Excerpted records ->
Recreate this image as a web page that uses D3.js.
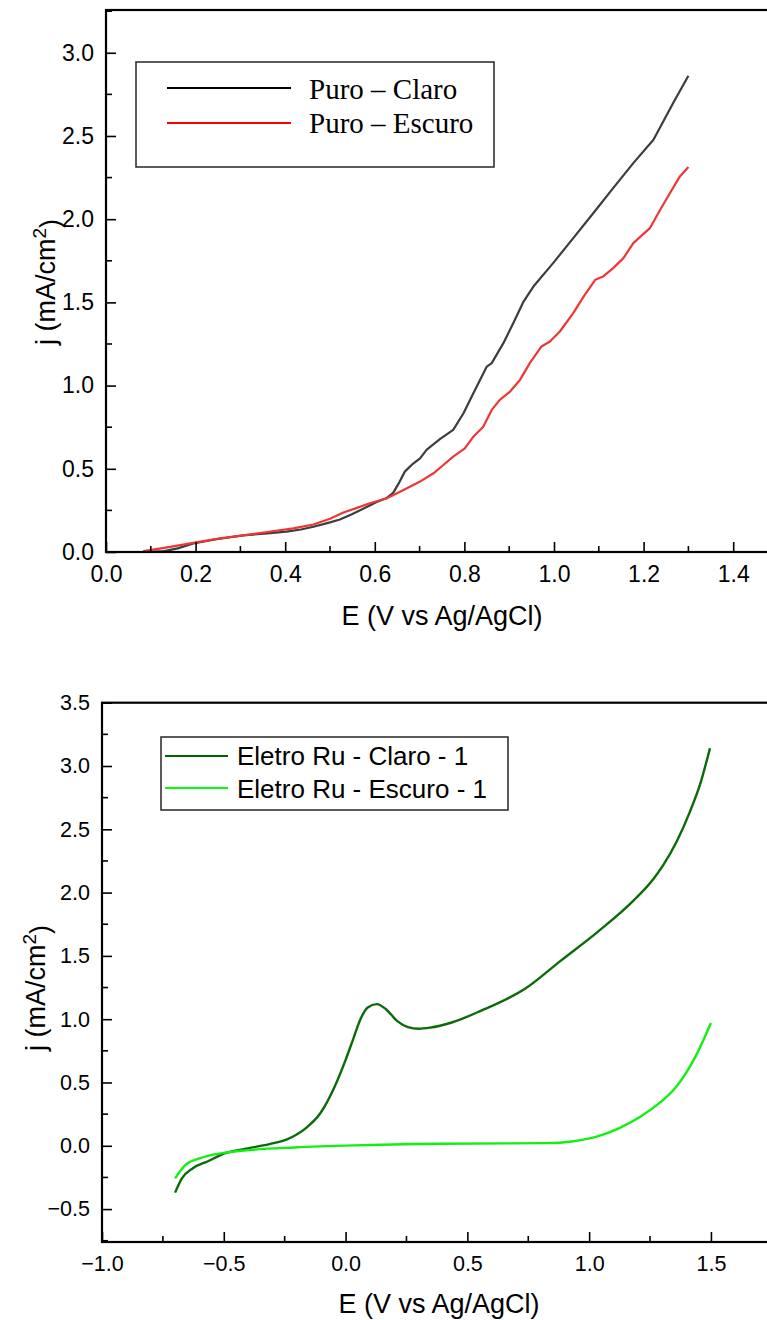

--

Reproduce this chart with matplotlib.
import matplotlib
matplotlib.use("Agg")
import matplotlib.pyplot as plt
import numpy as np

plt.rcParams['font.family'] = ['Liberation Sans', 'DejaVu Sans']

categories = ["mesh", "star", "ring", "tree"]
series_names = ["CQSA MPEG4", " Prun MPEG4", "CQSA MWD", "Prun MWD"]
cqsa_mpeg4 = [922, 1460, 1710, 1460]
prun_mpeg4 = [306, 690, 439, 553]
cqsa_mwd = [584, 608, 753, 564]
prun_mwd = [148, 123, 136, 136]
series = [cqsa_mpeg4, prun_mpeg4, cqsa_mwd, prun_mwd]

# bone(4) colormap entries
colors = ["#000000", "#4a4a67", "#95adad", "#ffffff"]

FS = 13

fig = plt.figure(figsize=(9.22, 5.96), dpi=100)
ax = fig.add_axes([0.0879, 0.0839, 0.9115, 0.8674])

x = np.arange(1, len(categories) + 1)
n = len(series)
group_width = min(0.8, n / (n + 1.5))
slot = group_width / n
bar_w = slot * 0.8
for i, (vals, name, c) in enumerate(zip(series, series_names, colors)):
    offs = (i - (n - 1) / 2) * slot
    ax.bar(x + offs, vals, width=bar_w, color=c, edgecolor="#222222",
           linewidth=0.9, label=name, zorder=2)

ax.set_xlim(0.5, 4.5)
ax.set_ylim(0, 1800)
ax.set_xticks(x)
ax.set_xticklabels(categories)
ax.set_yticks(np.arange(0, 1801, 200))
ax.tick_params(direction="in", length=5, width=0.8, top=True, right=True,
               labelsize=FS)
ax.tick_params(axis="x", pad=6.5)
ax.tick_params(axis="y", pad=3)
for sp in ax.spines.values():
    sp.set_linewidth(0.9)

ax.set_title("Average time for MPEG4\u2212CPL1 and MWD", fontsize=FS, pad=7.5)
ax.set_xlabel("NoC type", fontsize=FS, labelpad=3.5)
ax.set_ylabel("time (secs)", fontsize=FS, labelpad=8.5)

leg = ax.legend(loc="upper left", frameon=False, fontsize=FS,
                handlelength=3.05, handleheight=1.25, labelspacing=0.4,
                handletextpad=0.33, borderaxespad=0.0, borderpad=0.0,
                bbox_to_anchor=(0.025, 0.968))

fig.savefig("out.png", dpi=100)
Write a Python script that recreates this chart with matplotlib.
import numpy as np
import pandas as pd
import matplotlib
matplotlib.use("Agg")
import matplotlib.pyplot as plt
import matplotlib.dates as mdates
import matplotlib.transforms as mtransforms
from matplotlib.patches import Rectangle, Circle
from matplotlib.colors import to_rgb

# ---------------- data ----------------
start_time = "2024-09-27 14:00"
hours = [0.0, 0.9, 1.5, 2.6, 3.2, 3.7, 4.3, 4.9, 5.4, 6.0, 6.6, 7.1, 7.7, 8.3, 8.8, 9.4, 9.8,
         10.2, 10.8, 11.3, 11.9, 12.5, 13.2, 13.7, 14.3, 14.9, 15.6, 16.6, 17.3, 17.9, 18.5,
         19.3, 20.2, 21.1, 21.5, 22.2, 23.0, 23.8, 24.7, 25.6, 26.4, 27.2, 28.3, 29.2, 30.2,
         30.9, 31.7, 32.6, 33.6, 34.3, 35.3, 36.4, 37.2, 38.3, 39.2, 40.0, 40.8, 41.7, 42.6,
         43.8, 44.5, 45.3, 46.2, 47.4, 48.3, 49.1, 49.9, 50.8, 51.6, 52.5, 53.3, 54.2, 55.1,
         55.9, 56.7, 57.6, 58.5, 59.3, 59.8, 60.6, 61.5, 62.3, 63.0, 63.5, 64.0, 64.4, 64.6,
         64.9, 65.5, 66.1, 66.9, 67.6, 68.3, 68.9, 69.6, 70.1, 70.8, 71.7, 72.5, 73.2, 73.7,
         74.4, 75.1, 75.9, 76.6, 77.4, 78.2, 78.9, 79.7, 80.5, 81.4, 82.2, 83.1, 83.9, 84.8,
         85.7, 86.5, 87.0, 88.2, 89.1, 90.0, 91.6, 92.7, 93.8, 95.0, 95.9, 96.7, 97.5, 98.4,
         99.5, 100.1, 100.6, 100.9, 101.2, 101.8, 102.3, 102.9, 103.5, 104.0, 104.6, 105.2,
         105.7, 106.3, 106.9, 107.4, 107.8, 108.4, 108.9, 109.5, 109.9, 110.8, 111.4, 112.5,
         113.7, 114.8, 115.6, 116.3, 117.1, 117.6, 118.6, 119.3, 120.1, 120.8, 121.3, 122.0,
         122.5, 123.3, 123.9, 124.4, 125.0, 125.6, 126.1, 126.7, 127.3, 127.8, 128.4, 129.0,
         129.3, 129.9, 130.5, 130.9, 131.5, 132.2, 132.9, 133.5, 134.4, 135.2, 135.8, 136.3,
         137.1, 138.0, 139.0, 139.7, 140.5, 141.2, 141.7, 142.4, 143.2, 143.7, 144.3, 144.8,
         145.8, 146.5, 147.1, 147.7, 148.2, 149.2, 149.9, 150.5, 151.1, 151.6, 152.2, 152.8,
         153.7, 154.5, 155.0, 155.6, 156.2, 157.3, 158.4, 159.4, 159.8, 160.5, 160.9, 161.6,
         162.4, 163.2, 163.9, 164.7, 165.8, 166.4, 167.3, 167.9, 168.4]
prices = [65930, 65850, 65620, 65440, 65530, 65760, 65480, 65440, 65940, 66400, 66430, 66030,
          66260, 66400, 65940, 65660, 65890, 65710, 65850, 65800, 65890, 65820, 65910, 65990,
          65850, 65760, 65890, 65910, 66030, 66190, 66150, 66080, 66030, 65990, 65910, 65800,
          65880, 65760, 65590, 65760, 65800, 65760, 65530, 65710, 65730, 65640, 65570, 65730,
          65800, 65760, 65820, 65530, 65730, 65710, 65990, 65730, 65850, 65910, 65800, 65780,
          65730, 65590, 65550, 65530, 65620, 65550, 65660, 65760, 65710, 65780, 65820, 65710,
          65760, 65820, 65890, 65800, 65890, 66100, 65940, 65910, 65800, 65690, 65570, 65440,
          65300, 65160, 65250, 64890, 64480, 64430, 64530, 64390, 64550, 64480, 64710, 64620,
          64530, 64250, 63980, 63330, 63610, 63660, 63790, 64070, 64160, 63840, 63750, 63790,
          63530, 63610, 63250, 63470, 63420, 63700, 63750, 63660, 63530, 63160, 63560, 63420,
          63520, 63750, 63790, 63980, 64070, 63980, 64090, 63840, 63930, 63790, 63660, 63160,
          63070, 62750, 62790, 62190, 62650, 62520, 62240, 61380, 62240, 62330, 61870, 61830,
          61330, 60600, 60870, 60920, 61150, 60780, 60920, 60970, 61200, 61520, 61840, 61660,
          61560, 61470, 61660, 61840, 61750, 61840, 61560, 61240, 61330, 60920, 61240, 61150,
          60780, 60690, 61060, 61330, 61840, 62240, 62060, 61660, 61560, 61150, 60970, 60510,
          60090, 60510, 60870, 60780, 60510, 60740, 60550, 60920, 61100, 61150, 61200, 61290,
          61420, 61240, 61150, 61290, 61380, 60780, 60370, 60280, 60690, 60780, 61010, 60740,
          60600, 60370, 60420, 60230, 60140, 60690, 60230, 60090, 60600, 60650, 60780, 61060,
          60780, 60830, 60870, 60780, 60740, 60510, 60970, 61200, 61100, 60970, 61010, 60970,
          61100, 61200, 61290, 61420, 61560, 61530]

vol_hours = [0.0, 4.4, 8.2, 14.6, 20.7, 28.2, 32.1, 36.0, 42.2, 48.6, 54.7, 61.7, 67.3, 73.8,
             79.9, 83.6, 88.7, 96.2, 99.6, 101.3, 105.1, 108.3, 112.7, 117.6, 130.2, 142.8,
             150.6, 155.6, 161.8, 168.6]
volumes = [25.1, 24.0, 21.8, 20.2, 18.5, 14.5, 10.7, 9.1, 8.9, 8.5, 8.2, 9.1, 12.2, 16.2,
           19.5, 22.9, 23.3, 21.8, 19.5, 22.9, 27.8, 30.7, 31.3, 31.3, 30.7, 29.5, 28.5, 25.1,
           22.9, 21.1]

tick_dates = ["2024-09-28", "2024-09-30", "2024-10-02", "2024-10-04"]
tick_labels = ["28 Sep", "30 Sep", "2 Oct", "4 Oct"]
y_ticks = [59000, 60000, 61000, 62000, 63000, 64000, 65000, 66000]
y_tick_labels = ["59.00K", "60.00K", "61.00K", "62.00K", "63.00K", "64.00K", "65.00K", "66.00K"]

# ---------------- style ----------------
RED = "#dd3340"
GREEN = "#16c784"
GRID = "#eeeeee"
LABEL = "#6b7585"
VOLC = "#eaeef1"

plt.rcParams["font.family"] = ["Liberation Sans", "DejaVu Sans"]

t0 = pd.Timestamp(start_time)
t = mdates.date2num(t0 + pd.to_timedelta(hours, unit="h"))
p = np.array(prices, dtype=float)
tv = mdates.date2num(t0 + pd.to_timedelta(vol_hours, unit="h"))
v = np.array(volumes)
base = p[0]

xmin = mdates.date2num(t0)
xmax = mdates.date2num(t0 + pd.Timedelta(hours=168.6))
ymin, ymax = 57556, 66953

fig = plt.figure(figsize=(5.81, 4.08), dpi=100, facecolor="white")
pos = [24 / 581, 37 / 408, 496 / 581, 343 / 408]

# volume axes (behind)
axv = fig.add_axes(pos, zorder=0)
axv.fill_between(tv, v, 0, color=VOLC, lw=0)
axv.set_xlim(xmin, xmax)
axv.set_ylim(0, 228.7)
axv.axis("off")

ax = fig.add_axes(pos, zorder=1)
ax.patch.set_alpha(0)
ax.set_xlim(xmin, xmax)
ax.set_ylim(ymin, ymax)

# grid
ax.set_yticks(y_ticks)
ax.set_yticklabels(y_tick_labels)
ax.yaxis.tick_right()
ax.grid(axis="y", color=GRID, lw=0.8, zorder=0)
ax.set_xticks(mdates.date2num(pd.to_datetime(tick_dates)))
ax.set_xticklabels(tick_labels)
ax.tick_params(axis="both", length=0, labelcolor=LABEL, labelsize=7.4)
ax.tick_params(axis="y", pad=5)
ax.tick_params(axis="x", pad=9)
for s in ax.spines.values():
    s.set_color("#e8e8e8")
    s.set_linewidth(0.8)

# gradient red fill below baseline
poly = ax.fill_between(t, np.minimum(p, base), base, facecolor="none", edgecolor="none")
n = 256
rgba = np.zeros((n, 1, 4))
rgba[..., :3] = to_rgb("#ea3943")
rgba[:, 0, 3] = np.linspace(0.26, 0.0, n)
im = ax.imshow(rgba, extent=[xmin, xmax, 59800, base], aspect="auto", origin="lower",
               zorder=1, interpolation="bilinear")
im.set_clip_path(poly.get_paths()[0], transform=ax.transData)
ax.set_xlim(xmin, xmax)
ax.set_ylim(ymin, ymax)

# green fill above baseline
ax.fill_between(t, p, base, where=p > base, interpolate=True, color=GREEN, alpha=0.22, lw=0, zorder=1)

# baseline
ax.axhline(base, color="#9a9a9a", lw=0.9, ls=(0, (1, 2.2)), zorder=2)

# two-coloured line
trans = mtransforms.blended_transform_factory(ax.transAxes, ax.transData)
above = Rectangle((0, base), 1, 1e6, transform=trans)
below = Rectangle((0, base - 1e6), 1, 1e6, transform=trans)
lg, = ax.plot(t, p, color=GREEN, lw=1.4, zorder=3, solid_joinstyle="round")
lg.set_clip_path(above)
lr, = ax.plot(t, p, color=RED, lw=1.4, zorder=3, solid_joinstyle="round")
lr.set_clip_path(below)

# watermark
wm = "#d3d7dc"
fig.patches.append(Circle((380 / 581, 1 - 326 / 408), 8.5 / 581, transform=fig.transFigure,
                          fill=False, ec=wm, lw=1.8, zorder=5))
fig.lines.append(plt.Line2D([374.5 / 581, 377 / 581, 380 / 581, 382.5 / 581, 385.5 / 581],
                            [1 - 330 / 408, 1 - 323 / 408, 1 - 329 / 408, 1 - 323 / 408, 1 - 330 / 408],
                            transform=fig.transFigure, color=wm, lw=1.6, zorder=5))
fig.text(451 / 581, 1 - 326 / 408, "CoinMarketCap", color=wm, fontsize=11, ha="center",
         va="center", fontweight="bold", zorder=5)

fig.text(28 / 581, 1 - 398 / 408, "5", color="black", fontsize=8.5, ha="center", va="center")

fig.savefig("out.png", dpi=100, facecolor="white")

--

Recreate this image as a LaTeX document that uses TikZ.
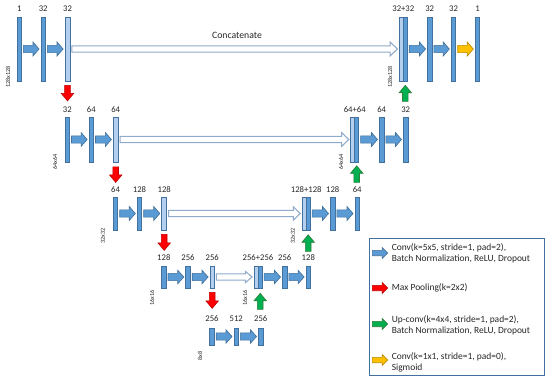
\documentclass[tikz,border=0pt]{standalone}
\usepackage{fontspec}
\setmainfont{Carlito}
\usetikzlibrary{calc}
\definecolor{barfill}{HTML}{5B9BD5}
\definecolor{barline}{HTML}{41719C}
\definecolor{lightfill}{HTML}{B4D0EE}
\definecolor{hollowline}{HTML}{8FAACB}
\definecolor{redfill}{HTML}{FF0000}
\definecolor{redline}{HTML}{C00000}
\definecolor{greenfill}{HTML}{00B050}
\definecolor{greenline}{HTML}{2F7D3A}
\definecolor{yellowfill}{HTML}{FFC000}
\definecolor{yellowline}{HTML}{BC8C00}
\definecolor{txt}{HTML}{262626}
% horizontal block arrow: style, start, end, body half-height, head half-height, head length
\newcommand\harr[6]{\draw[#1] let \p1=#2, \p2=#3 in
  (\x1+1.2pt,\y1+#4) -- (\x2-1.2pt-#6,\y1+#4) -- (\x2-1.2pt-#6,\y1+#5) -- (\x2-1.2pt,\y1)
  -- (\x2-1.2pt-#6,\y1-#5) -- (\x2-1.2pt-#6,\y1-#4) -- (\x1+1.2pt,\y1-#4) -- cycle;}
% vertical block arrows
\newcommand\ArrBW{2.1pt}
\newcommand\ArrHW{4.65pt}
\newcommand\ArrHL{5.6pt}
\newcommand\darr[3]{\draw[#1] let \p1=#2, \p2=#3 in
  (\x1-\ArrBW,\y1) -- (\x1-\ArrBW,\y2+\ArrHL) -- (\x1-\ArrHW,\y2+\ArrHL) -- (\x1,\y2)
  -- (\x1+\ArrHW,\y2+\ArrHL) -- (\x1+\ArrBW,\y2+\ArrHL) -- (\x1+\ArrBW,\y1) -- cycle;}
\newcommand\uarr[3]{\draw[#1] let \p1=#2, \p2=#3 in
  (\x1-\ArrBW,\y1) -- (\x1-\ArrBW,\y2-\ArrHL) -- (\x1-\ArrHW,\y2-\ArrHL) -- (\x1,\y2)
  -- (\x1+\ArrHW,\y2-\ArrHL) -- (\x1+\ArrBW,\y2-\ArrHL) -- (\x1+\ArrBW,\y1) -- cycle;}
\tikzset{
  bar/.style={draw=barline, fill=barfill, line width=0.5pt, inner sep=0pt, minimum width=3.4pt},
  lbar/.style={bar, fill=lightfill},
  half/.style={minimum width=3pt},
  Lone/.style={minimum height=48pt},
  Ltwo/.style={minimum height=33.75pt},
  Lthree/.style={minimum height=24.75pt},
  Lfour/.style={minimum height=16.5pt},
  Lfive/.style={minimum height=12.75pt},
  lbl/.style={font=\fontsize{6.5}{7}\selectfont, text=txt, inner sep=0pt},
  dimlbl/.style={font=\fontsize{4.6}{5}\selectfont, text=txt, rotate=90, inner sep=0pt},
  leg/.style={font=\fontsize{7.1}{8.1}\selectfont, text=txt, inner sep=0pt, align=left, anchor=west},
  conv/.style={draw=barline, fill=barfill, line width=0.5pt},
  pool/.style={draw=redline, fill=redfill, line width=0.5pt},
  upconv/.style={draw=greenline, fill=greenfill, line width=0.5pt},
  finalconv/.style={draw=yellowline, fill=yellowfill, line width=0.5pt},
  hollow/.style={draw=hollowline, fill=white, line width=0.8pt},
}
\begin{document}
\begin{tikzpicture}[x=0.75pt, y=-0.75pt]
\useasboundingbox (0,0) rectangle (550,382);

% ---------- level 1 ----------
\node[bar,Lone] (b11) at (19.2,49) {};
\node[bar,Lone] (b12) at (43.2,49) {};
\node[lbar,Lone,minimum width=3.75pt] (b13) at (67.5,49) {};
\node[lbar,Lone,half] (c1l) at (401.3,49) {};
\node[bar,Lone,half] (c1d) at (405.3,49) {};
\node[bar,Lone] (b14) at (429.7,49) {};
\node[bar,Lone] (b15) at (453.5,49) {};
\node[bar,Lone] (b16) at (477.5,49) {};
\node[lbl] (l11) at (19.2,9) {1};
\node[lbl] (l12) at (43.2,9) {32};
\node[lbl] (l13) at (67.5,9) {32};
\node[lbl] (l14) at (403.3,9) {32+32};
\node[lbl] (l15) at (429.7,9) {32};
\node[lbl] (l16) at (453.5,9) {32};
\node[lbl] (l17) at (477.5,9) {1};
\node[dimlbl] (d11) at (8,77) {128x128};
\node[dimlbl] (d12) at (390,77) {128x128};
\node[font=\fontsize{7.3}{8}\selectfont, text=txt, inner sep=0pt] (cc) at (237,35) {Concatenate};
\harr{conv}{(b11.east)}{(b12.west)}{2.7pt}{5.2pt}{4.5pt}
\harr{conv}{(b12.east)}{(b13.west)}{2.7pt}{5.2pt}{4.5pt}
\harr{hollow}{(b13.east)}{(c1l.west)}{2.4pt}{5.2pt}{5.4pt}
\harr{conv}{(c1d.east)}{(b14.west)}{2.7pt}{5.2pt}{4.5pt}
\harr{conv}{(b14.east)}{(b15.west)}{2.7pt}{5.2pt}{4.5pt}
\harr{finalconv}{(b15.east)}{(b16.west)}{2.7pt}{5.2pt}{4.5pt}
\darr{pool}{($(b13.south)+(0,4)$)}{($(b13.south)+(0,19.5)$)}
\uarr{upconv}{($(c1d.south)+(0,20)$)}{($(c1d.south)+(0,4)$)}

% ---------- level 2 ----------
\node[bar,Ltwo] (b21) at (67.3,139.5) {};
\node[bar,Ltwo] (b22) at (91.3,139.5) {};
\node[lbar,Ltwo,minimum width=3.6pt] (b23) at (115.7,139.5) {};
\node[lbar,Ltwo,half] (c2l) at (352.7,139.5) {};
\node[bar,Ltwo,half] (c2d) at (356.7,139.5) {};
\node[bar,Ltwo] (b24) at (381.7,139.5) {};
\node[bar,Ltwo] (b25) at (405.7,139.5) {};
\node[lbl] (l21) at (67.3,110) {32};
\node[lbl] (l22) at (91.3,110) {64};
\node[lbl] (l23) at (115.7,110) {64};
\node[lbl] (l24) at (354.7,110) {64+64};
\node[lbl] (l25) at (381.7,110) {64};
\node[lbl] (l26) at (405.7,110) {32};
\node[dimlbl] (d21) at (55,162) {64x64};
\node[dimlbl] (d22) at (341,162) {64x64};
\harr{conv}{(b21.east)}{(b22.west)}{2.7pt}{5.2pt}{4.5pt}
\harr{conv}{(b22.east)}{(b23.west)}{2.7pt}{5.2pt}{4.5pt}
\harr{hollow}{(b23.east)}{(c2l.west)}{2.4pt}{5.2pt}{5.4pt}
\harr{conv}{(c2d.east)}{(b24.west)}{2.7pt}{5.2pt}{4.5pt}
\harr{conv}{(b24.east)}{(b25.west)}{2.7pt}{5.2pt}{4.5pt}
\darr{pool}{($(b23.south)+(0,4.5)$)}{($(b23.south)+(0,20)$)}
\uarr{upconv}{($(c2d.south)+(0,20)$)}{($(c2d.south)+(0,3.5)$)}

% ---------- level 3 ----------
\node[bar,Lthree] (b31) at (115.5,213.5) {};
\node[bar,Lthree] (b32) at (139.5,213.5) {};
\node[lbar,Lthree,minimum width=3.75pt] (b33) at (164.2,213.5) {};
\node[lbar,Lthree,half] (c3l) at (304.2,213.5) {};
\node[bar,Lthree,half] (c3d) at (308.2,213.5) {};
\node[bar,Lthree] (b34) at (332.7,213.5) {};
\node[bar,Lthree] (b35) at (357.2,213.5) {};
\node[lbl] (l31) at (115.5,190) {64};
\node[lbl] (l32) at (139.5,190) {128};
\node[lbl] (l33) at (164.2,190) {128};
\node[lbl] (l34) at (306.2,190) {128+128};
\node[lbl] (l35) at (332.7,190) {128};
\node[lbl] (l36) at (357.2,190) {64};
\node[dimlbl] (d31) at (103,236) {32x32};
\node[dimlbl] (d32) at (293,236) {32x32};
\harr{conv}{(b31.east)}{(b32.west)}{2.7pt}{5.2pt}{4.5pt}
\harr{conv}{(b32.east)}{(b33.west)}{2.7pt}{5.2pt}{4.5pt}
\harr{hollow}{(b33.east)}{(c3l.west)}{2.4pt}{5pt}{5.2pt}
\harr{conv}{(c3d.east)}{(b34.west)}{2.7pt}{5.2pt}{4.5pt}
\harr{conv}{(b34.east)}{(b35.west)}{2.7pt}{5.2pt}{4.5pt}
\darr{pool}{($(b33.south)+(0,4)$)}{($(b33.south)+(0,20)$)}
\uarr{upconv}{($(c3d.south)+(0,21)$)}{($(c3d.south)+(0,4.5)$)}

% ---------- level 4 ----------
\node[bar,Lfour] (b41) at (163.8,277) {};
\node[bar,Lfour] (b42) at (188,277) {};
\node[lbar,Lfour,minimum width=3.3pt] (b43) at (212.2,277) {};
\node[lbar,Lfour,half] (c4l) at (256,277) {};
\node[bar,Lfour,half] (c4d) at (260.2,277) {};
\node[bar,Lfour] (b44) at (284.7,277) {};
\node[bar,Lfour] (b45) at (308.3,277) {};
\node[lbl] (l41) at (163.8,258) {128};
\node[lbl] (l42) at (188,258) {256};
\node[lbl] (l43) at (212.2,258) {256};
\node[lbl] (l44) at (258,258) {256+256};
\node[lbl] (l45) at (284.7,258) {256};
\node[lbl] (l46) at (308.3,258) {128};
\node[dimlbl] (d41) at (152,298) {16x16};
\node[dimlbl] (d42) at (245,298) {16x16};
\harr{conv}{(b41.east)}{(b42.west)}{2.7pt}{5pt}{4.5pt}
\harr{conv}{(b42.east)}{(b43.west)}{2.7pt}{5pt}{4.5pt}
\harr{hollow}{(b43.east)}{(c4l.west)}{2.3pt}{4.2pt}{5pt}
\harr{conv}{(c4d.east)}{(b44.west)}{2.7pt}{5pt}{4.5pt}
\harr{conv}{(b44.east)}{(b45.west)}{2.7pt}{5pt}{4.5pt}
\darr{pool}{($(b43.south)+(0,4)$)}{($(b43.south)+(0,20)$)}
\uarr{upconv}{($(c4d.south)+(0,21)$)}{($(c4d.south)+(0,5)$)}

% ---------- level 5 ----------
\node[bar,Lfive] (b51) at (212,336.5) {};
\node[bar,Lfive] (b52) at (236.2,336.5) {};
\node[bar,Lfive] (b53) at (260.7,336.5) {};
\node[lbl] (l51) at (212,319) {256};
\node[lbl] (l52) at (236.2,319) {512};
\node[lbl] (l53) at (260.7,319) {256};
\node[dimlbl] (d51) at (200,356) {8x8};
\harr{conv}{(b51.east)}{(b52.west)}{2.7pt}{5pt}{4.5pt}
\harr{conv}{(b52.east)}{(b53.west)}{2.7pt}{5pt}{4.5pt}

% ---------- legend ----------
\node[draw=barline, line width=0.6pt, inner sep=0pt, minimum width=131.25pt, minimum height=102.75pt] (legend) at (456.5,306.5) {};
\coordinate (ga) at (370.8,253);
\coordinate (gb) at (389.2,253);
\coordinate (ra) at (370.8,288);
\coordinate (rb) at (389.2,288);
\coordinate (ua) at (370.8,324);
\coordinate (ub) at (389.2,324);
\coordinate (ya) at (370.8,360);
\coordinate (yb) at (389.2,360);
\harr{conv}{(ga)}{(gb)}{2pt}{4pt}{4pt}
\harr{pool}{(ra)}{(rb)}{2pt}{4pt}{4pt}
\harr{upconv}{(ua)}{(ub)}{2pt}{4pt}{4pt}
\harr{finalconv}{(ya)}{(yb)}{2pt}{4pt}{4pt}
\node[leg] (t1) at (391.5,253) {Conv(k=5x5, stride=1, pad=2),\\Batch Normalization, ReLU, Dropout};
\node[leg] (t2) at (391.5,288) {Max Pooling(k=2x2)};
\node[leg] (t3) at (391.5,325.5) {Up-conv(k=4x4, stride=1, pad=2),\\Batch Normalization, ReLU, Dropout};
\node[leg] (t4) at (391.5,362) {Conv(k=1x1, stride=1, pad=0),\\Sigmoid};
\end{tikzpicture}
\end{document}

Brief -> Transcribe nothing but the lines from the line with "Reproduce this chart with matplotlib." through the line with "plt.rcParams['font.family'] = ['Liberation", reproducing each exactly.

Correct response ->
Reproduce this chart with matplotlib.
import matplotlib
matplotlib.use("Agg")
import matplotlib.pyplot as plt
import numpy as np

plt.rcParams['font.family'] = ['Liberation Sans', 'DejaVu Sans']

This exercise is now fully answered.